US dependence on the Organisation of Petroleum Exporting Countries for its oil imports has risen to its highest level in 15 years, following Angola’s arrival this week as the 12th member of the oil producers’ group.
Angola’s entry was agreed at the Opec meeting in Abuja, Nigeria, last month, and was formalised on Monday. The African country is the first new member to join the oil cartel since 1975.
The move comes at a time when Opec is trying to exert more influence, as seen in its decision at the December meeting to cut 500,000 barrels a day from its output from February.
Including Angola, Opec now supplies more than 54 per cent of the oil imports of the developed countries, its highest level for five years. For the US, the increase is even sharper: at more than 52 per cent, Opec’s share of US oil imports is at its highest since 1992.

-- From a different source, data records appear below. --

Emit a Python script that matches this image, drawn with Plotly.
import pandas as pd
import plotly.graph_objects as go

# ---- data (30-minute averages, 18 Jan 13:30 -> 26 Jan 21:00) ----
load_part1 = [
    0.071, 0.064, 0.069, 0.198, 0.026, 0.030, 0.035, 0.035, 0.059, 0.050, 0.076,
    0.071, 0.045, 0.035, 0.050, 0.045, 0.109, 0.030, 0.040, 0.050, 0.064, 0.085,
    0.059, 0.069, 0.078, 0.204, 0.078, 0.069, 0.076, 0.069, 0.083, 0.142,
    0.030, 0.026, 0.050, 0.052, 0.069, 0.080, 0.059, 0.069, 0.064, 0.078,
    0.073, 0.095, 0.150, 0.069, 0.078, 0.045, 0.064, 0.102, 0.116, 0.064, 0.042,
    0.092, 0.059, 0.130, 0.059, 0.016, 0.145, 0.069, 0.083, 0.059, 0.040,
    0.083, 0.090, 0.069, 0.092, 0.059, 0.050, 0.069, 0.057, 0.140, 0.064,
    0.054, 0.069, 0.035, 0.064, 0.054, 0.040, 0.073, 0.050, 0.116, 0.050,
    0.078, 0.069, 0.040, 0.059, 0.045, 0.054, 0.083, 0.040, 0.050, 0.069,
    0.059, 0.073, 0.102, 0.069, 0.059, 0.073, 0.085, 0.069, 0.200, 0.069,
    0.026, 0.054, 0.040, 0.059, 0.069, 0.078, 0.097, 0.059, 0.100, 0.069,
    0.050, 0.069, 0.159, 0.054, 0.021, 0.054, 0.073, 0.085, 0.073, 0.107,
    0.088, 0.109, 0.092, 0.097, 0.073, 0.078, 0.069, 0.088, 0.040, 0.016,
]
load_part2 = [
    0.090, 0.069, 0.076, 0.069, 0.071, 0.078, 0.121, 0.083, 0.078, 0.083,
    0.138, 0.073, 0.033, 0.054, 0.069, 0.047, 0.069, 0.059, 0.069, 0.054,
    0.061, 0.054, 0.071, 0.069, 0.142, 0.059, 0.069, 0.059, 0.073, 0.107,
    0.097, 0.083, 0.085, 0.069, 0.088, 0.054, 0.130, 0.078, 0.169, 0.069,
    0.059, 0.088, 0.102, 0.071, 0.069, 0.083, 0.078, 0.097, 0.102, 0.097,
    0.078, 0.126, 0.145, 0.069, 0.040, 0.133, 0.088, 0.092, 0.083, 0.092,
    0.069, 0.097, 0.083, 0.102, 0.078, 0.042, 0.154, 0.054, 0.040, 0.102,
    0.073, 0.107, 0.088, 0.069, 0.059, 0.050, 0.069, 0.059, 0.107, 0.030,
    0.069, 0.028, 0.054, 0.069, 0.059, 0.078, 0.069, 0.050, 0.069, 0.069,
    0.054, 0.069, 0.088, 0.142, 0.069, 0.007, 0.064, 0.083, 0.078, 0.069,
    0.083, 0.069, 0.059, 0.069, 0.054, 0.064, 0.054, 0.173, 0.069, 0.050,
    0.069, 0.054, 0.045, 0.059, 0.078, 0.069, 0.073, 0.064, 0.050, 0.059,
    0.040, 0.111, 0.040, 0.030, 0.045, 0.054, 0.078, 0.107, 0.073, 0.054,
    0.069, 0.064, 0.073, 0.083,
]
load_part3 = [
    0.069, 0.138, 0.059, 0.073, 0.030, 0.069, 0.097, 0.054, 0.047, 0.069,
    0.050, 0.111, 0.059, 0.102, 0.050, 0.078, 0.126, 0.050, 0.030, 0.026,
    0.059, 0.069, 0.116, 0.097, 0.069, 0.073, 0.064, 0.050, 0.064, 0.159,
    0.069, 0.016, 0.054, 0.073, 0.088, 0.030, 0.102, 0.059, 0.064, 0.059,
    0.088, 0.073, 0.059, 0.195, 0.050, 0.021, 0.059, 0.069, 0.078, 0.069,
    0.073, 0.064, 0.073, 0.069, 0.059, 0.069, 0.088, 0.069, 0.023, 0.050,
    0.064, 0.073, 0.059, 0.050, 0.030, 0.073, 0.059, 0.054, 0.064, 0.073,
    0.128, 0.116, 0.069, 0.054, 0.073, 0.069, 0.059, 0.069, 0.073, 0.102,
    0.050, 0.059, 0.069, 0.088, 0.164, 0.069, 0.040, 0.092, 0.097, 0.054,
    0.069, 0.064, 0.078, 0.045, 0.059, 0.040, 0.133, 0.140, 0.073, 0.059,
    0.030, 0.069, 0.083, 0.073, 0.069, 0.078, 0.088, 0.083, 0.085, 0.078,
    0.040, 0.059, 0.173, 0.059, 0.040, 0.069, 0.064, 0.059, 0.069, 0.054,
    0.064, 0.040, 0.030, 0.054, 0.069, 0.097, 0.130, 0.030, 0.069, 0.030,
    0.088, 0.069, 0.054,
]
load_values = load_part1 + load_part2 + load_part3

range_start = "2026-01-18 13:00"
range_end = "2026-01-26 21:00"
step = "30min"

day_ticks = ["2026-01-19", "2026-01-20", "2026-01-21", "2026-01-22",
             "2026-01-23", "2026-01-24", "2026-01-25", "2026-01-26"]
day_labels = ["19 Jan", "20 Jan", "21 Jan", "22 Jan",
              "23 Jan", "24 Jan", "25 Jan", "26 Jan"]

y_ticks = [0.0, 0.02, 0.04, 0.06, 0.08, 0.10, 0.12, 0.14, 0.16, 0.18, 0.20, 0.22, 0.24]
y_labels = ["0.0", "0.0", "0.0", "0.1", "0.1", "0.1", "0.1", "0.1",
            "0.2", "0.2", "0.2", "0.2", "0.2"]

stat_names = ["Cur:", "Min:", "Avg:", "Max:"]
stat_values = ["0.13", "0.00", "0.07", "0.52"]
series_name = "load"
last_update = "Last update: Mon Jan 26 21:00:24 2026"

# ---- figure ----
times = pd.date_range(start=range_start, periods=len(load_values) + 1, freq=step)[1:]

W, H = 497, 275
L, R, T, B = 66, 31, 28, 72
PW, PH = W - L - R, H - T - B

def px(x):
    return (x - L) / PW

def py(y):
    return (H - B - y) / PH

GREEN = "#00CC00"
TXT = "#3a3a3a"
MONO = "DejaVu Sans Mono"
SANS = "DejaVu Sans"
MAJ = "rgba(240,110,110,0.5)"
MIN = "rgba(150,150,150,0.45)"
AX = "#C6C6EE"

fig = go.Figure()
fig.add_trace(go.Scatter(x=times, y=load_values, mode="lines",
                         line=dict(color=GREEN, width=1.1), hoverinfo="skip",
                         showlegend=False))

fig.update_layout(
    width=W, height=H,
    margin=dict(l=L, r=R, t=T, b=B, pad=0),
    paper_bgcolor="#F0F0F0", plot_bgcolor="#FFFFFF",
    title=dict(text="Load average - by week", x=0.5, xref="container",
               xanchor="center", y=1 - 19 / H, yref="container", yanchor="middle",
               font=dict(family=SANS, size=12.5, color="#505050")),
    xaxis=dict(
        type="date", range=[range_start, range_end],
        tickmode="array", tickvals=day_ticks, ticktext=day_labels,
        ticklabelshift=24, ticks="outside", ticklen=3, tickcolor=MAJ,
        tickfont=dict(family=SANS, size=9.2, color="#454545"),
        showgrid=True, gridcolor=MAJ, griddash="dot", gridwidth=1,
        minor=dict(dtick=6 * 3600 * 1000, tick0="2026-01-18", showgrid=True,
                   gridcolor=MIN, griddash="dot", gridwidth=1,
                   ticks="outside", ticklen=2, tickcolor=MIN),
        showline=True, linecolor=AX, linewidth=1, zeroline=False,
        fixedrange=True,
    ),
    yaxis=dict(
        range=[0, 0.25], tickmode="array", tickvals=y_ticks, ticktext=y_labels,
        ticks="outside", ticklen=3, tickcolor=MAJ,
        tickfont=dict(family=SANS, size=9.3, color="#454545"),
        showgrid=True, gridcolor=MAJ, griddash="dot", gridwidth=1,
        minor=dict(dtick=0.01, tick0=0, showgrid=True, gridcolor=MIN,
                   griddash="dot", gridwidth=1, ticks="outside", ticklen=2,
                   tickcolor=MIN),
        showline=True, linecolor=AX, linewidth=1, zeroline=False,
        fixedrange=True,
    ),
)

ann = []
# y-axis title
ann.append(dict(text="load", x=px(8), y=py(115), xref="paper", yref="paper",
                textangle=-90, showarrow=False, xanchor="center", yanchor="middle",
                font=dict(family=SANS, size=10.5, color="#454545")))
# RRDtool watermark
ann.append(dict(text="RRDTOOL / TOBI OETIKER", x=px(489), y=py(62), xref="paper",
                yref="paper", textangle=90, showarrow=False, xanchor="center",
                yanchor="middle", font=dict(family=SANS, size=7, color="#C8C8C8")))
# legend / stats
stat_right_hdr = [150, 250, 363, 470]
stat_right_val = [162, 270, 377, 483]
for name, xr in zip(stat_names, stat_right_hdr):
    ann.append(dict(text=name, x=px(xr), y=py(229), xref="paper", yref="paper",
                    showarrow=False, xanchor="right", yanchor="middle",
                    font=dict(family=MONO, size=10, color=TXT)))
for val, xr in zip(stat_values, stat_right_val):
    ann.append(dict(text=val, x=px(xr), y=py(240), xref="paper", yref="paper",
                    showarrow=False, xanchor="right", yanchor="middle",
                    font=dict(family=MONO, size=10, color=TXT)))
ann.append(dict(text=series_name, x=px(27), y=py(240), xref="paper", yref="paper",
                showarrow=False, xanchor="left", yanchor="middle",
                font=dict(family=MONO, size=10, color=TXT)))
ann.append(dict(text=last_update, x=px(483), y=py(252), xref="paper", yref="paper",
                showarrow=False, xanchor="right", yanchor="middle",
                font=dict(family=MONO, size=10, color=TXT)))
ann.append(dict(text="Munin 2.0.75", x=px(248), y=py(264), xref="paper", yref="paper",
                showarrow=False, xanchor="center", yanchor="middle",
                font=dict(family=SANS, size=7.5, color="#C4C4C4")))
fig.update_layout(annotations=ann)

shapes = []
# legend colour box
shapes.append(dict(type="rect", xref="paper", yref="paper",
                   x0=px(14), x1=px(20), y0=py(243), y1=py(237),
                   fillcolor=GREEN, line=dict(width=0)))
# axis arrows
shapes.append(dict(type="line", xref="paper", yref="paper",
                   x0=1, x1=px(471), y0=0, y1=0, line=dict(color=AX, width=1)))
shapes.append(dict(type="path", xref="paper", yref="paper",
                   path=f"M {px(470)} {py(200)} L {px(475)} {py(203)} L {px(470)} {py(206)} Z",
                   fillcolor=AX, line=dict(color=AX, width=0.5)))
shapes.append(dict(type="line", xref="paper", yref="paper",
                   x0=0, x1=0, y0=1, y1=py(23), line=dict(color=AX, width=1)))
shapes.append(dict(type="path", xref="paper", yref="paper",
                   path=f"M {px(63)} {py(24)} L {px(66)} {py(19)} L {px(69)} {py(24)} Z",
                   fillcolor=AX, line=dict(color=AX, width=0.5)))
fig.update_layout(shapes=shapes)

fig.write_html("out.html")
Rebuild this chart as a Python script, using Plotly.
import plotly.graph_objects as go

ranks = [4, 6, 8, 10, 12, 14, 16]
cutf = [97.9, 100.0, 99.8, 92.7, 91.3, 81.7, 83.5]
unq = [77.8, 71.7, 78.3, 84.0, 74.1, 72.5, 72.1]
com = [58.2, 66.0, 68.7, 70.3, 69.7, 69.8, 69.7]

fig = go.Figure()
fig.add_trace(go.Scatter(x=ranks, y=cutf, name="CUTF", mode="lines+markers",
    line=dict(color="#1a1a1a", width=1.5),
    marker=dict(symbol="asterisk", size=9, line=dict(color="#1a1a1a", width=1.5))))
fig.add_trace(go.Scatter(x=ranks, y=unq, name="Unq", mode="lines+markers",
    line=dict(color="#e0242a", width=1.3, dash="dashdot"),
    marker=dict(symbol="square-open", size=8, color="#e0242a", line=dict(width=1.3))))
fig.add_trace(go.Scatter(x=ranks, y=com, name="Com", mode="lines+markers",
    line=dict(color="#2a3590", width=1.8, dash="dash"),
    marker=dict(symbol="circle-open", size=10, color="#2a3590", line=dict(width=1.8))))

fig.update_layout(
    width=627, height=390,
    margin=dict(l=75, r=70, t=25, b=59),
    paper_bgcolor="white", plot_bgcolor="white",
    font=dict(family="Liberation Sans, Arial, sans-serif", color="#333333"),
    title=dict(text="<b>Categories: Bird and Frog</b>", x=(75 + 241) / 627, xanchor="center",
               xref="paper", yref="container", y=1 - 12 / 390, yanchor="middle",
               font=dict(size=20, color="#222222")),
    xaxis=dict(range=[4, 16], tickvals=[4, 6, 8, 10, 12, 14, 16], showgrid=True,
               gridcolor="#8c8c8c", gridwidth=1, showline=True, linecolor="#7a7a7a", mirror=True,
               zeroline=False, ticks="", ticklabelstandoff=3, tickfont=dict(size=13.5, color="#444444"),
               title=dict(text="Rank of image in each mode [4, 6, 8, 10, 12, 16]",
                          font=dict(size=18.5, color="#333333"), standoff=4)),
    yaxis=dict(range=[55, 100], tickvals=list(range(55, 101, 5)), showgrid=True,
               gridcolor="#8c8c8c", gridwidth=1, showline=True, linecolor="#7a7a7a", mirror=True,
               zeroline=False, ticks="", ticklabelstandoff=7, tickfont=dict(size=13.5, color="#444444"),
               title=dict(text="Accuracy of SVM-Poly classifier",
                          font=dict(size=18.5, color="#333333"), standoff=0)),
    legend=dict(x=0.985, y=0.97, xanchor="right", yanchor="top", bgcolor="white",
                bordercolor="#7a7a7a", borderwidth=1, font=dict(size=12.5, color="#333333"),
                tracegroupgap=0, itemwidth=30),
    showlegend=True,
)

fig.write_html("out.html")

Angola is particularly significant because it is one of the fastest-growing producers. Reasonable projections suggested it would have provided about a quarter of the total increase in non-Opec oil production this year.
Important new fields developed by Total of France, Chevron and Exxon Mobil of the US, and BP of the UK are either just coming on stream or are expected to begin producing in the next couple of years. That is helping to lift Angola’s production from about 1.45m b/d towards the end of last year to an expected 2m b/d by the end of this year. The World Bank expects production to peak at 2.6m b/d in 2011 – more than the current output of Nigeria, Africa’s biggest producer.
However, Angola’s entry into Opec is unlikely to have much impact on the price of oil. It has yet to agree a production limit with the group, and Opec officials have suggested that its planned production increase is likely to be accommodated by the group. As a result, the global balance of supply and demand is not expected to change. As one Opec official put it: “It is just a question of moving Angola’s production from one column into the other.”
Edward Morse, chief energy economist of Lehman Brothers, suggested Angola’s entry could cause problems for the group.
“For Opec it implies greater overall market share for the producer group, but at the cost of uncertainty over Angola’s eventual compliance with a quota that has as yet to be assigned. It certainly makes Saudi efforts to control the group’s overall production more tenuous.”
Mr Morse added that maintaining discipline could be more difficult because Angola had a record of paying “lip service only” to production agreements.
That assessment was echoed by Rafael Morais, an Angolan freelance journalist, who suggested that the government could want to join Opec for “a kind of cartel’s protection, leverage and a sort of club’s prestige” while not necessarily wanting to abide by all its rules.
He said: “It can join Opec and still produce as much as it wants and sell at pleasure through non-transparent channels. It’s like having the cake and eating it too.”